As is my custom, I was playing a bunch of the music of Ray Charles, in honor of his birthday on September 23. (It was also Bruce Springsteen’s birthday that same day.)
One of the songs on a greatest hits album was I Don’t Need No Doctor, written by the great Nick Ashford and Valerie Simpson, with Jo Armstead. But I remembered a very different version in my LP collection.
Humble Pie was “an English rock band… during 1969. They are known as one of the… first supergroups… The original band lineup featured lead vocalist and guitarist Steve Marriott from the Small Faces, vocalist and guitarist Peter Frampton from The Herd, former Spooky Tooth bassist Greg Ridley and a seventeen-year-old drummer, Jerry Shirley.
“In 1971 Humble Pie released… a live album recorded at the Fillmore East in New York entitled Performance Rockin’ the Fillmore.
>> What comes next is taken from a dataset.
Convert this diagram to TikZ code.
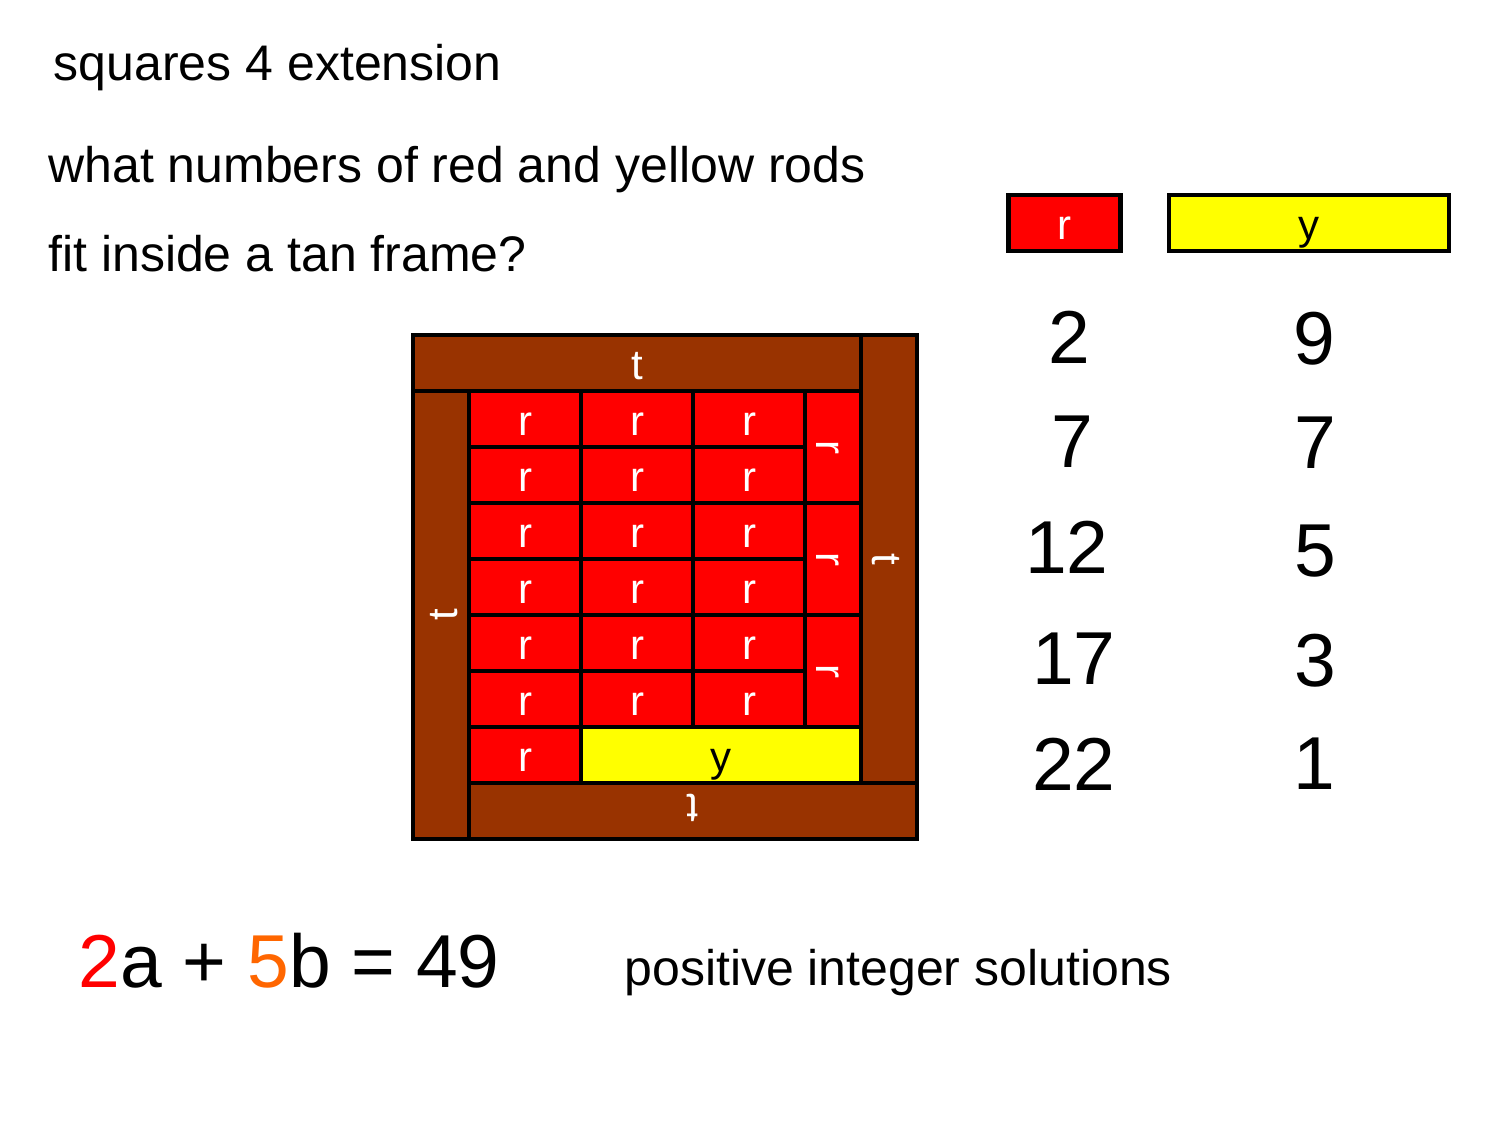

The live album reached No. 21 on the US Billboard 200 and was certified gold by the RIAA… But Frampton left the band by the time the album was released and went on to enjoy success as a solo artist.”
It’s quite likely that I heard the Humble Pie version on college radio, or some other FM radio hit before I heard the Charles iteration when I was listening primarily to Top 40 back in my hometown, since Ray’s take didn’t chart high enough.
There are several more versions of the song – The Sonics, The Chocolate Watch Band, New Riders of the Purple Sage, metal bands W.A.S.P. and Great White, The Nomads, Styx, John Scofield, John Mayer, and jazz singer Roseanna Vitro, among others.